Question

The product of two numbers is 2160 and their H.C.F is 12.Find their L.C.M

Answer

**step1** Understanding the problem

We are given two pieces of information about two numbers:
1. The product of these two numbers is 2160.
2. Their H.C.F (Highest Common Factor) is 12.
We need to find their L.C.M (Lowest Common Multiple).

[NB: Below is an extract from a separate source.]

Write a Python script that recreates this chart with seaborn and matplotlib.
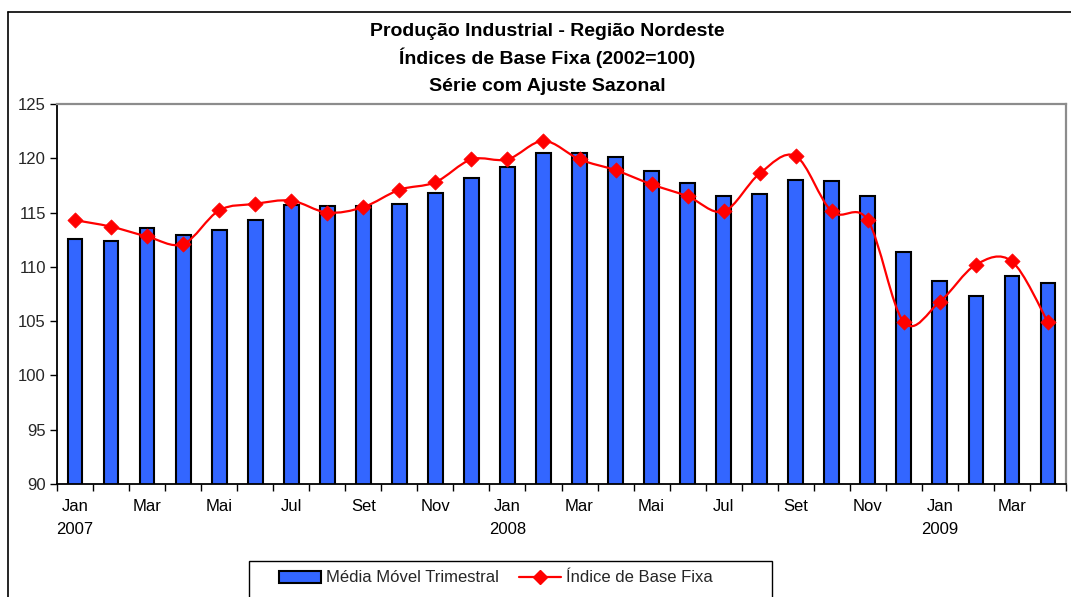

**step2** Recalling the relationship between Product, H.C.F, and L.C.M

There is a fundamental property that connects the product of two numbers with their H.C.F and L.C.M. This property states that the product of two numbers is equal to the product of their H.C.F and their L.C.M.
In mathematical terms:
$$ \text{Product of two numbers} = \text{H.C.F} \times \text{L.C.M} $$

**step3** Substituting the given values into the relationship

We will substitute the given values into the formula from the previous step:
Given Product of two numbers = 2160
Given H.C.F = 12
Let L.C.M be the unknown value we need to find.
So, the equation becomes:
$$ 2160 = 12 \times \text{L.C.M} $$

**step4** Calculating the L.C.M

To find the L.C.M, we need to divide the product of the two numbers by their H.C.F.
$$ \text{L.C.M} = \frac{\text{Product of two numbers}}{\text{H.C.F}} $$
$$ \text{L.C.M} = \frac{2160}{12} $$
Now, we perform the division:
Divide 2160 by 12.
First, divide 21 by 12: 21 divided by 12 is 1 with a remainder of 9.
Bring down the next digit, 6, to make 96.
Divide 96 by 12: 96 divided by 12 is 8.
Bring down the last digit, 0.
Divide 0 by 12: 0 divided by 12 is 0.
So, 2160 divided by 12 is 180.

**step5** Stating the final answer

The L.C.M of the two numbers is 180.